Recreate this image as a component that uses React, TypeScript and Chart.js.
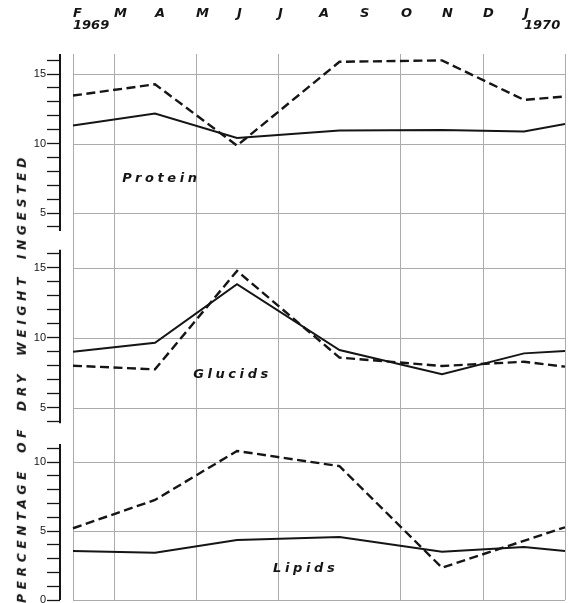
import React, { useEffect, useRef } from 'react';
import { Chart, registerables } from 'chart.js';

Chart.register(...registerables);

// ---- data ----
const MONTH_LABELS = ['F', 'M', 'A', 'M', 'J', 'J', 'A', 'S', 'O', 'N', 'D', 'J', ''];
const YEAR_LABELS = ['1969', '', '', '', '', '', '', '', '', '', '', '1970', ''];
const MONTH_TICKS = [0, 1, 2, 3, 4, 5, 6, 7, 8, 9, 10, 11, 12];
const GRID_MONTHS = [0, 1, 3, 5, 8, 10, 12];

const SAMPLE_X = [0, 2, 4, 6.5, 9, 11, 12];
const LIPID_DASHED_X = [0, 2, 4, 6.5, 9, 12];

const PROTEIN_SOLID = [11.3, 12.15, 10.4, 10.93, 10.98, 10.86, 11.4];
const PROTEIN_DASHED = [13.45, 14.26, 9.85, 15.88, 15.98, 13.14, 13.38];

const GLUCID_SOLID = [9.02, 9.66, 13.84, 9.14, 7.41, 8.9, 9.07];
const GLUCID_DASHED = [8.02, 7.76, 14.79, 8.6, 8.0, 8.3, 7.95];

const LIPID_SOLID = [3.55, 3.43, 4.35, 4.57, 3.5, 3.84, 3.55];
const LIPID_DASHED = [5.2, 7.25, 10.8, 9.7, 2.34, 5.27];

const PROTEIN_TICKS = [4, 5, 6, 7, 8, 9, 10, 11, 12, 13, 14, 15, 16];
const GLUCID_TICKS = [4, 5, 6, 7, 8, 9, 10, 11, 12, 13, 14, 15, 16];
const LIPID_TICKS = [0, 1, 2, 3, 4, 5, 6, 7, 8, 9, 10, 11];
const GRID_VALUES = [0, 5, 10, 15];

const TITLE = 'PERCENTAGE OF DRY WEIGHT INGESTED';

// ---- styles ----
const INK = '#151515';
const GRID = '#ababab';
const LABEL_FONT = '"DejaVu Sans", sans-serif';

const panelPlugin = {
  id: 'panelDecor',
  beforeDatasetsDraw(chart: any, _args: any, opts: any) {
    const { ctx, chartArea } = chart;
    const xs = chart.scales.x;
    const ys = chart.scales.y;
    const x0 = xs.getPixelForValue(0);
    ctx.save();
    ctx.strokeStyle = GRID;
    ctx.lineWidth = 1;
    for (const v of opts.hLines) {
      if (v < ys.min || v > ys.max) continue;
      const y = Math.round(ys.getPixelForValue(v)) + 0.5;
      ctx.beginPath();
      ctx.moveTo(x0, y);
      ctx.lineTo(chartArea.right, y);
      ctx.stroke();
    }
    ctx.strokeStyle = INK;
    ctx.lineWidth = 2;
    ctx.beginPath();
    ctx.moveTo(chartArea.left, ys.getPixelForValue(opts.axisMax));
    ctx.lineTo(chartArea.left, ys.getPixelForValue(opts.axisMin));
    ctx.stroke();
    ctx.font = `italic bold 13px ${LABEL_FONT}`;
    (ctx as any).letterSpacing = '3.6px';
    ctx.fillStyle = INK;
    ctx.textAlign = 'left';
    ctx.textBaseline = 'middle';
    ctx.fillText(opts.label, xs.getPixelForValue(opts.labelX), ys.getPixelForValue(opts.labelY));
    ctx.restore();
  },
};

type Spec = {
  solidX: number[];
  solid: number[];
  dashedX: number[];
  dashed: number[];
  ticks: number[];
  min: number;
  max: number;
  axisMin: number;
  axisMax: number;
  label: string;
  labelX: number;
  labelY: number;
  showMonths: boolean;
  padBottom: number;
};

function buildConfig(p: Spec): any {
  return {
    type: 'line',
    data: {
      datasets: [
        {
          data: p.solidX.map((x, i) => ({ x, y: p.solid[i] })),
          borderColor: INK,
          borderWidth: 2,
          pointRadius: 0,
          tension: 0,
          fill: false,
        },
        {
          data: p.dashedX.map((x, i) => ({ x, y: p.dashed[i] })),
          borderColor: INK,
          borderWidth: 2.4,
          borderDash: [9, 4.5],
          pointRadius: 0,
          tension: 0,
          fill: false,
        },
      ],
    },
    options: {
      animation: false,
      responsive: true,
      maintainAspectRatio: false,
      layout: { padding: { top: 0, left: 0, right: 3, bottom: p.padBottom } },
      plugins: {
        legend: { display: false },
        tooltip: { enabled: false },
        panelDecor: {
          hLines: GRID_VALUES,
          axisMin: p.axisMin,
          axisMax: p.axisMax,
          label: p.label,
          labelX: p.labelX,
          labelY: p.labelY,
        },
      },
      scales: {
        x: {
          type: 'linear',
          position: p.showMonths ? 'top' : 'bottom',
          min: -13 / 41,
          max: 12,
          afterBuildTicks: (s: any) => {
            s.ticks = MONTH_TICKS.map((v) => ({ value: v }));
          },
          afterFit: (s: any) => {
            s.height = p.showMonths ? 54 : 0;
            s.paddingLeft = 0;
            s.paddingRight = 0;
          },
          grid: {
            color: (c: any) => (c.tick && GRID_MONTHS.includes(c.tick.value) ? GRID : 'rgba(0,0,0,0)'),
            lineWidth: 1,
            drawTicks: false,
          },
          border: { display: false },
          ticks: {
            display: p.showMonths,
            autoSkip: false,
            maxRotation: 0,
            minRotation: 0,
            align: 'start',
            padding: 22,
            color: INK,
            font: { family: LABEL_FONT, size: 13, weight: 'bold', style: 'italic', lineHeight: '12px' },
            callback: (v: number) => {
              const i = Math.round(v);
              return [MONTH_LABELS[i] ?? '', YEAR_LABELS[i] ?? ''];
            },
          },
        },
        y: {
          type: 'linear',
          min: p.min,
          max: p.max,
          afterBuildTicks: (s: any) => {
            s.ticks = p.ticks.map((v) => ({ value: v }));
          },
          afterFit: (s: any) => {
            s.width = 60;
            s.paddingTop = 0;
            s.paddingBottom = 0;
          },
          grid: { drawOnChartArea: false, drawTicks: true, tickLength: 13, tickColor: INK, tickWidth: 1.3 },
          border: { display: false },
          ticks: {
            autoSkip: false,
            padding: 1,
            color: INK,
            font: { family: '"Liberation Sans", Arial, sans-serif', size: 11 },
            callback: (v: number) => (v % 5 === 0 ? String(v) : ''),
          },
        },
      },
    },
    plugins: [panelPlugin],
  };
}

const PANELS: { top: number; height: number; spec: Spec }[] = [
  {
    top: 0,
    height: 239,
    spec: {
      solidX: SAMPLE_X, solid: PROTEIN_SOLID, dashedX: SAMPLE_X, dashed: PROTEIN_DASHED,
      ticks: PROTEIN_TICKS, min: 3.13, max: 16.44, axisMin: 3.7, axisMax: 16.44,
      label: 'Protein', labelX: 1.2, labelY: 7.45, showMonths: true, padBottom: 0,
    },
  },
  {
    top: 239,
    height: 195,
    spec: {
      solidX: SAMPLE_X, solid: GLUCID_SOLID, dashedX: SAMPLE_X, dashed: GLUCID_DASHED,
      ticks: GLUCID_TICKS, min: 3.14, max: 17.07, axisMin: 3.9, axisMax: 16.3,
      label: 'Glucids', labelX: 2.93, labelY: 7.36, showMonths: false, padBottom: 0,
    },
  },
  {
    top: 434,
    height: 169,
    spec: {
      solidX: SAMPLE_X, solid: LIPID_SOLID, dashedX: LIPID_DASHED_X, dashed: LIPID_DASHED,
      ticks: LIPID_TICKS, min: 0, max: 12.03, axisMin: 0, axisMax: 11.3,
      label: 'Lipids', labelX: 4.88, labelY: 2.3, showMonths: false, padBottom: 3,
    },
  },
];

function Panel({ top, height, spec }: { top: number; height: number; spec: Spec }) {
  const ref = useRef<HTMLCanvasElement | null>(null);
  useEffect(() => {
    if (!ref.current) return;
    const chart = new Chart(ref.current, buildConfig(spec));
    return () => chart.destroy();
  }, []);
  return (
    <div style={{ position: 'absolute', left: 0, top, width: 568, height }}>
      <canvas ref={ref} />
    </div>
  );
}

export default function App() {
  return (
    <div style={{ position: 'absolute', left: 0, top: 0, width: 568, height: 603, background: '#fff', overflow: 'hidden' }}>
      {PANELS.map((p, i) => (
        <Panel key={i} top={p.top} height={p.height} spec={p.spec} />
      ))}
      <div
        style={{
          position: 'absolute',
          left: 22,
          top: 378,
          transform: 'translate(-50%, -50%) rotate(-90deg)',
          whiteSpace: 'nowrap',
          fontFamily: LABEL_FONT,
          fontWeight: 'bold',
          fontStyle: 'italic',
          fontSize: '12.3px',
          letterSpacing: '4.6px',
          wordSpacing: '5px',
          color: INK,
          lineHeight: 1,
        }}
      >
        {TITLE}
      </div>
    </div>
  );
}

__________

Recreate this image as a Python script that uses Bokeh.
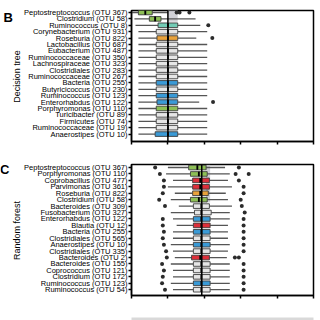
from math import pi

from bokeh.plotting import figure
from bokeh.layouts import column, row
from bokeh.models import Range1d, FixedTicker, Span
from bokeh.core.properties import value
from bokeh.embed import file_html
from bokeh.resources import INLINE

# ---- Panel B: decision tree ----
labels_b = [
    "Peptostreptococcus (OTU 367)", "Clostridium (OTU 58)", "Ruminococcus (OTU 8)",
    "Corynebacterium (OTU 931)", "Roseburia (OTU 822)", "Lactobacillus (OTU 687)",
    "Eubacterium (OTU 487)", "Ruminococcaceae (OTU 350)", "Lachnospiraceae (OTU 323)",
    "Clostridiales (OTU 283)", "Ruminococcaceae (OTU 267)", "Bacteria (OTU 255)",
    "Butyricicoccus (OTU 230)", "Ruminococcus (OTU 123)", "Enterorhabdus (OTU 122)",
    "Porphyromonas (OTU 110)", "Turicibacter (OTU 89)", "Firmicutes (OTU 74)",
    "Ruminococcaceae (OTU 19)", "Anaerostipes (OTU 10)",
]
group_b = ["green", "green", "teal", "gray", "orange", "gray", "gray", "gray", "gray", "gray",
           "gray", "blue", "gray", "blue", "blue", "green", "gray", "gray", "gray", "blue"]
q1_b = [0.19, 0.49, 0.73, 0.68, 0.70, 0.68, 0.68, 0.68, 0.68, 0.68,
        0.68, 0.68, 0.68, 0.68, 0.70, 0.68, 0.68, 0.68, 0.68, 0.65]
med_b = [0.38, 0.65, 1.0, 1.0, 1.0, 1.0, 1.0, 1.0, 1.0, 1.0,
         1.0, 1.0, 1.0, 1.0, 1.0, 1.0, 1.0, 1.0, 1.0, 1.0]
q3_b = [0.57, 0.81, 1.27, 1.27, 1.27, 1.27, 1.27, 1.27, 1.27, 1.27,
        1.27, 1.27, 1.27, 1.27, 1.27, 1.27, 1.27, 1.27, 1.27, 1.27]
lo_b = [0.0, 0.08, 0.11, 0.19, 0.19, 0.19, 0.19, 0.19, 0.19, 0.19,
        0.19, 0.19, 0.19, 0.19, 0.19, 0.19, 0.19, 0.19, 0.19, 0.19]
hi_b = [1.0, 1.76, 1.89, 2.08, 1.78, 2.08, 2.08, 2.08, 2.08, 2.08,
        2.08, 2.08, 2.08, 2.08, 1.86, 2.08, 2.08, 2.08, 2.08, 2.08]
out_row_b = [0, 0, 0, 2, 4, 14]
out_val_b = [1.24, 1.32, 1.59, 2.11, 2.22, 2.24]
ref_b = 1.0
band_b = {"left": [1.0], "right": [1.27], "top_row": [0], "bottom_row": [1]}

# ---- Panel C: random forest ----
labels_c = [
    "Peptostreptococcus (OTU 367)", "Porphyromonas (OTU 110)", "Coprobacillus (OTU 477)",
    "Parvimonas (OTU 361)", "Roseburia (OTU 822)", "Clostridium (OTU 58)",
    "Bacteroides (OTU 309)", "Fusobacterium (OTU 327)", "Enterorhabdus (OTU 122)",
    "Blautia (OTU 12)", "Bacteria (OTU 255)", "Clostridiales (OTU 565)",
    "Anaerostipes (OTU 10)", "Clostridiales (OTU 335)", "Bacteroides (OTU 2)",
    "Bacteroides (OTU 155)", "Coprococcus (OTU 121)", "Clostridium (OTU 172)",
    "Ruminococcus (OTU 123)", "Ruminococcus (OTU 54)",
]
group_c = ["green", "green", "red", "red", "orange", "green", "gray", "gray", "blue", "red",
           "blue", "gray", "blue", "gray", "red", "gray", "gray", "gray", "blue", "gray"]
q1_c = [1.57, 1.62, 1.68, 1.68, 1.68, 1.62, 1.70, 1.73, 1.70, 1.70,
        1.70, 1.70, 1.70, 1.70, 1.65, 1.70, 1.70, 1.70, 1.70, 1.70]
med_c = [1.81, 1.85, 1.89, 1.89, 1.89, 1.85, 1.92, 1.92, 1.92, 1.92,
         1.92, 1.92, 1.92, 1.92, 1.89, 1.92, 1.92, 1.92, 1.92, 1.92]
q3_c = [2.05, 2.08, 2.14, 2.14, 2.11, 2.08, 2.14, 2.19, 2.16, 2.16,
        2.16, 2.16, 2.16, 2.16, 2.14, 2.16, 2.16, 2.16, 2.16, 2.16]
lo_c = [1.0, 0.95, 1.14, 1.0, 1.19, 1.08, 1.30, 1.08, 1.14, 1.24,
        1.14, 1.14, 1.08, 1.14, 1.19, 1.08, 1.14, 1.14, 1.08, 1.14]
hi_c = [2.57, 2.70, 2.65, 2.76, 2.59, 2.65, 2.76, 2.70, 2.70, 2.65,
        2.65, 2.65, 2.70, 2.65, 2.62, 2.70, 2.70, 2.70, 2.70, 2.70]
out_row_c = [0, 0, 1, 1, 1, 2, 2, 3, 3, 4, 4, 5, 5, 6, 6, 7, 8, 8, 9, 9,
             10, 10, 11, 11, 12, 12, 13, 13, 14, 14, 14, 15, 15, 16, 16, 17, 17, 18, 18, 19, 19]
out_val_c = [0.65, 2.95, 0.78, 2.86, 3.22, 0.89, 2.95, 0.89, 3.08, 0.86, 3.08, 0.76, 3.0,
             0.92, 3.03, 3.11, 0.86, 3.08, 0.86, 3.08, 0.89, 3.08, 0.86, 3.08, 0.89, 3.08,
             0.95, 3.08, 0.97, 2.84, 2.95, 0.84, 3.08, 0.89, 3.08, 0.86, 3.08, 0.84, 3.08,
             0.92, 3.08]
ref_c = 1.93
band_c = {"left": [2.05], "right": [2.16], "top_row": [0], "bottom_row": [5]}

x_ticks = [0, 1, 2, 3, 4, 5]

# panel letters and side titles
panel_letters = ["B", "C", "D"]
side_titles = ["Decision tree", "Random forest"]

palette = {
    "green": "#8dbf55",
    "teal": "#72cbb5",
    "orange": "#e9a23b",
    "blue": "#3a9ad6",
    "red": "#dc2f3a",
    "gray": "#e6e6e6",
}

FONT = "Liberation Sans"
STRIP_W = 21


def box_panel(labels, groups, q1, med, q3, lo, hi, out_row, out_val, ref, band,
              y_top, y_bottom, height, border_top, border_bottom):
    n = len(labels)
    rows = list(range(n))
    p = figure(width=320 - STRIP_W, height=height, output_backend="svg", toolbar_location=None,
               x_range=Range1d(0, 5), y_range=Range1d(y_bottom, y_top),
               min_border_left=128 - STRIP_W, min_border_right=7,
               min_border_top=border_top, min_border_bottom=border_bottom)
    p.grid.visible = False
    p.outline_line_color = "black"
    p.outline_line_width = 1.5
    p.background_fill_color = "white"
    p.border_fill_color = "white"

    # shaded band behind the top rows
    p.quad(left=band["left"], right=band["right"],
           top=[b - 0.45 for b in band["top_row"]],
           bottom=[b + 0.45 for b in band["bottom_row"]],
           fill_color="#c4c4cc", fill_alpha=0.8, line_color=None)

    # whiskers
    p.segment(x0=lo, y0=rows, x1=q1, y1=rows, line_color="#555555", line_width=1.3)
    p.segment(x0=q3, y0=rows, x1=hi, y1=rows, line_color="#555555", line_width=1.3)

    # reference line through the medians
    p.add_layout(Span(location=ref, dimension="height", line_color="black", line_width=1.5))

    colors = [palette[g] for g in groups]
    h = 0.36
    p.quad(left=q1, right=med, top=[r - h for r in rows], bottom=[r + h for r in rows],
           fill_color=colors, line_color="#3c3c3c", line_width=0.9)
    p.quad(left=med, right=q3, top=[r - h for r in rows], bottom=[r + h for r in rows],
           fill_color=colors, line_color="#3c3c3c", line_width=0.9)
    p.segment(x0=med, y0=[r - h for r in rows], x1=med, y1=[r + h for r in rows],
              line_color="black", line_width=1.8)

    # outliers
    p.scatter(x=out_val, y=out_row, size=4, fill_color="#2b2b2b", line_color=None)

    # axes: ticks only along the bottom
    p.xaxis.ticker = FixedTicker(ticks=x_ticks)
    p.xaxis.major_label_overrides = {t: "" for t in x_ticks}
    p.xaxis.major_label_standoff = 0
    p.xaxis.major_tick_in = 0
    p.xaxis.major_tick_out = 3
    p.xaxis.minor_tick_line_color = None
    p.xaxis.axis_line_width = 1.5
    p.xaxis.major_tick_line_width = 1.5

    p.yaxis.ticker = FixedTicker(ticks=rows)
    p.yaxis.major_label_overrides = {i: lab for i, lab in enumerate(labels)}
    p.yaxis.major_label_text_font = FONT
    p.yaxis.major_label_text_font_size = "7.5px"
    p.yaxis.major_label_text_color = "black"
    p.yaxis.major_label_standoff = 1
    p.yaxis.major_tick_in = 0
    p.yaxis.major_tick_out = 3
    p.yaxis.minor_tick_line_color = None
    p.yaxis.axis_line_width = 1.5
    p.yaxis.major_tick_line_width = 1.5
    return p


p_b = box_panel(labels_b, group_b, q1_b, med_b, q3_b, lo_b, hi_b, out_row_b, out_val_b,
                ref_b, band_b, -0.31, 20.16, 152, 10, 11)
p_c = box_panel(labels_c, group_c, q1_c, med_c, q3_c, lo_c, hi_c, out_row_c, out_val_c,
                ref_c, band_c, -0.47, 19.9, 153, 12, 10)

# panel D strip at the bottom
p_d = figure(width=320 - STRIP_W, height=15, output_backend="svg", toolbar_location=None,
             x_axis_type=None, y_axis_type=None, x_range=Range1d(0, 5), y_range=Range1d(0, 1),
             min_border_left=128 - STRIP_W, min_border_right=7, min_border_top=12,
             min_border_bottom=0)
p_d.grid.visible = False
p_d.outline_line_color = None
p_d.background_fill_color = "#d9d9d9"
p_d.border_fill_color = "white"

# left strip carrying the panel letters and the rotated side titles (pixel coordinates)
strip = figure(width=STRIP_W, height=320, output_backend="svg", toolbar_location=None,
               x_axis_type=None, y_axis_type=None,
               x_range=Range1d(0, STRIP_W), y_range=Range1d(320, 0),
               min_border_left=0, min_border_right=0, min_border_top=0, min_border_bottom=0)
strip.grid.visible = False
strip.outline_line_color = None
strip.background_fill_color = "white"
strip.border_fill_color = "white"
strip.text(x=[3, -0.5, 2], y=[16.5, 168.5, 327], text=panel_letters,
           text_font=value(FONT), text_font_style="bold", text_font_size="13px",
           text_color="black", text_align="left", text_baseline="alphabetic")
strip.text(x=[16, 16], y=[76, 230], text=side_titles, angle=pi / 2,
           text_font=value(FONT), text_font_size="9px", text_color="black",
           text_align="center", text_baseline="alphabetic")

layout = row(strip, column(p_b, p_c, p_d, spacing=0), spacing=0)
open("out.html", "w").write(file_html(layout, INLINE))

__________

Look above for the line with "Recreate this image as a Python" and copy exactly from it through the line with "from bokeh.resources import INLINE", both included. Omit the pictures.

» Answer to the exercise:
Recreate this image as a Python script that uses Bokeh.
from math import pi

from bokeh.plotting import figure
from bokeh.layouts import column, row
from bokeh.models import Range1d, FixedTicker, Span
from bokeh.core.properties import value
from bokeh.embed import file_html
from bokeh.resources import INLINE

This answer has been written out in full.